Holding — Presnell, J.
- The United States District Court for the Middle District of Florida held that DRS Technologies was not liable for tortious interference or civil conspiracy related to the NDA.
Rule
- An entity affiliated with another cannot be held liable for tortious interference when its actions are in pursuit of its own business interests and do not arise from malice or improper methods.
Reasoning
- The United States District Court for the Middle District of Florida reasoned that DRS Technologies, being an affiliate of DRS TSI, had a privilege to interfere with the NDA, as any interference by it was in pursuit of its own business interests.
- The Court found that Advantor's claims did not establish that DRS Technologies acted with malice or used improper methods in hiring Advantor's employees, as recruiting from a competitor is a common business practice.
- Furthermore, for a tortious interference claim to succeed, the defendant must be a stranger to the relationship between the plaintiff and the entity it interfered with, which was not the case here.
- The Court also noted that the allegations of a civil conspiracy were insufficient because the intracorporate conspiracy doctrine applies, indicating that agreements between closely affiliated entities do not constitute separate economic actors.
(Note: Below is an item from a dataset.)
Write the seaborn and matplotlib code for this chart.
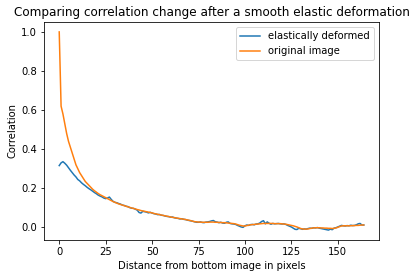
import matplotlib
matplotlib.use("Agg")
import matplotlib.pyplot as plt
import seaborn as sns
import numpy as np

title = "Comparing correlation change after a smooth elastic deformation"
xlabel = "Distance from bottom image in pixels"
ylabel = "Correlation"
label_deformed = "elastically deformed"
label_original = "original image"

original = [
    1.00, 0.62, 0.58, 0.53, 0.48, 0.44, 0.41, 0.38, 0.35, 0.32,
    0.30, 0.28, 0.265, 0.25, 0.235, 0.225, 0.215, 0.205, 0.195, 0.187,
    0.18, 0.173, 0.167, 0.162, 0.157, 0.152, 0.147, 0.142, 0.137, 0.132,
    0.128, 0.124, 0.120, 0.117, 0.114, 0.111, 0.108, 0.105, 0.102, 0.099,
    0.097, 0.094, 0.091, 0.089, 0.086, 0.084, 0.082, 0.080, 0.078, 0.076,
    0.074, 0.071, 0.069, 0.067, 0.065, 0.063, 0.061, 0.059, 0.057, 0.055,
    0.053, 0.051, 0.050, 0.048, 0.046, 0.045, 0.043, 0.042, 0.040, 0.038,
    0.036, 0.034, 0.031, 0.029, 0.028, 0.027, 0.027, 0.026, 0.026, 0.026,
    0.026, 0.027, 0.027, 0.027, 0.026, 0.026, 0.025, 0.025, 0.024, 0.024,
    0.023, 0.022, 0.021, 0.020, 0.019, 0.017, 0.014, 0.011, 0.009, 0.007,
    0.007, 0.009, 0.011, 0.013, 0.014, 0.015, 0.016, 0.017, 0.018, 0.019,
    0.020, 0.020, 0.020, 0.020, 0.020, 0.020, 0.019, 0.019, 0.019, 0.019,
    0.018, 0.017, 0.016, 0.014, 0.012, 0.010, 0.008, 0.005, 0.002, -0.002,
    -0.006, -0.008, -0.009, -0.009, -0.008, -0.006, -0.004, -0.003, -0.002, -0.002,
    -0.002, -0.003, -0.003, -0.004, -0.004, -0.005, -0.005, -0.006, -0.005, -0.003,
    0.000, 0.004, 0.007, 0.008, 0.008, 0.008, 0.008, 0.008, 0.009, 0.009,
    0.010, 0.010, 0.011, 0.012, 0.012,
]

deformed = [
    0.316, 0.330, 0.336, 0.328, 0.318, 0.305, 0.292, 0.280, 0.268, 0.258,
    0.245, 0.238, 0.228, 0.220, 0.213, 0.205, 0.198, 0.192, 0.185, 0.178,
    0.172, 0.165, 0.160, 0.156, 0.150, 0.147, 0.150, 0.155, 0.143, 0.133,
    0.128, 0.126, 0.122, 0.119, 0.114, 0.112, 0.108, 0.106, 0.101, 0.098,
    0.097, 0.093, 0.088, 0.076, 0.073, 0.082, 0.080, 0.078, 0.074, 0.077,
    0.073, 0.070, 0.068, 0.065, 0.066, 0.062, 0.061, 0.058, 0.056, 0.055,
    0.052, 0.053, 0.049, 0.047, 0.046, 0.043, 0.044, 0.041, 0.040, 0.037,
    0.035, 0.033, 0.031, 0.028, 0.026, 0.026, 0.028, 0.025, 0.024, 0.027,
    0.028, 0.030, 0.033, 0.035, 0.029, 0.027, 0.024, 0.026, 0.022, 0.021,
    0.026, 0.028, 0.020, 0.018, 0.017, 0.015, 0.010, 0.006, 0.002, 0.000,
    0.008, 0.012, 0.010, 0.014, 0.015, 0.013, 0.017, 0.018, 0.022, 0.030,
    0.034, 0.018, 0.028, 0.021, 0.016, 0.020, 0.018, 0.019, 0.020, 0.018,
    0.017, 0.018, 0.015, 0.010, 0.006, 0.002, -0.004, -0.010, -0.011, -0.005,
    -0.007, -0.010, -0.008, -0.009, -0.006, -0.004, -0.005, -0.002, -0.003, -0.001,
    -0.004, -0.006, -0.008, -0.010, -0.012, -0.014, -0.009, -0.012, -0.004, -0.002,
    0.002, 0.006, 0.010, 0.008, 0.007, 0.009, 0.008, 0.011, 0.009, 0.010,
    0.013, 0.018, 0.020, 0.012, 0.012,
]

distance = np.arange(len(original))

W, H = 417, 278
fig = plt.figure(figsize=(W / 72, H / 72), dpi=72)
ax = fig.add_axes([44 / W, 1 - 240 / H, (379 - 44) / W, (240 - 22) / H])

sns.lineplot(x=distance, y=deformed, ax=ax, color="#1f77b4", label=label_deformed)
sns.lineplot(x=distance, y=original, ax=ax, color="#ff7f0e", label=label_original)

ax.set_xticks([0, 25, 50, 75, 100, 125, 150])
ax.set_yticks([0.0, 0.2, 0.4, 0.6, 0.8, 1.0])
ax.set_title(title, fontsize=12)
ax.set_xlabel(xlabel, fontsize=10)
ax.set_ylabel(ylabel, fontsize=10)
ax.tick_params(labelsize=10)
ax.legend(loc="upper right", fontsize=10)

fig.savefig("out.png", dpi=72)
- Lastly, the Court dismissed the claim for a permanent injunction as it was not a standalone cause of action.
Deep Dive: How the Court Reached Its Decision
Tortious Interference
The court reasoned that for Advantor's tortious interference claim to succeed, DRS Technologies must be considered a stranger to the relationship between Advantor and DRS TSI. Because DRS Technologies was an affiliate of DRS TSI, it had the privilege to interfere with the NDA, which allowed it to act in pursuit of its own business interests. The court highlighted that the interference must be shown as intentional and unjustified; however, it found no evidence that DRS Technologies acted out of malice or used improper methods in recruiting Advantor's employees. Instead, the court noted that hiring employees from competitors is a standard business practice, which further undermined Advantor's claim. The court also pointed out that Advantor did not enforce the no-hire clause against DRS Technologies, which weakened its position. Overall, these factors indicated that DRS Technologies acted within its rights rather than maliciously disrupting Advantor's contractual relationships.
Malice and Improper Purpose
The court examined whether DRS Technologies acted with malice or for an improper purpose, as such actions could negate the privilege to interfere. While Advantor alleged that DRS Technologies acted with malice, the court found no direct evidence supporting this claim. The court emphasized that malice can sometimes be inferred from a series of acts, but the allegations did not demonstrate any behavior inconsistent with a reasonable business pursuit. The court also noted that hiring employees from a competitor was not, by itself, improper and was indeed a common practice in the industry. Since Advantor sought a no-hire provision specifically to protect its workforce, the court concluded that DRS Technologies' actions did not violate any established ethical or legal standards.
Civil Conspiracy
In addressing the civil conspiracy claim, the court highlighted the intracorporate conspiracy doctrine, which states that entities closely affiliated, such as a parent and its wholly-owned subsidiary, cannot conspire with one another. The court determined that any agreement between DRS Technologies and DRS TSI was essentially a decision made by one economic entity, thus failing to meet the requirement of separate actors needed to establish a conspiracy. The court referenced the precedent that agreements among closely related corporate entities do not constitute independent agreements sufficient to support a conspiracy claim. Consequently, the court dismissed Advantor's conspiracy allegations based on the lack of a valid agreement between separate economic actors.
Permanent Injunction
The court also addressed Advantor's attempt to bring a separate count for a permanent injunction, affirming that an injunction is a remedy rather than a standalone cause of action. The court cited precedent to clarify that while a party may seek an injunction, it must be grounded in a valid underlying claim. Since the court had already dismissed the claims against DRS Technologies for tortious interference and conspiracy, there was no basis for Advantor to pursue a separate injunction claim. Thus, the court dismissed the request for an injunction as a separate count, but made it clear that this dismissal did not preclude Advantor from seeking an injunction alongside any valid claims it might pursue.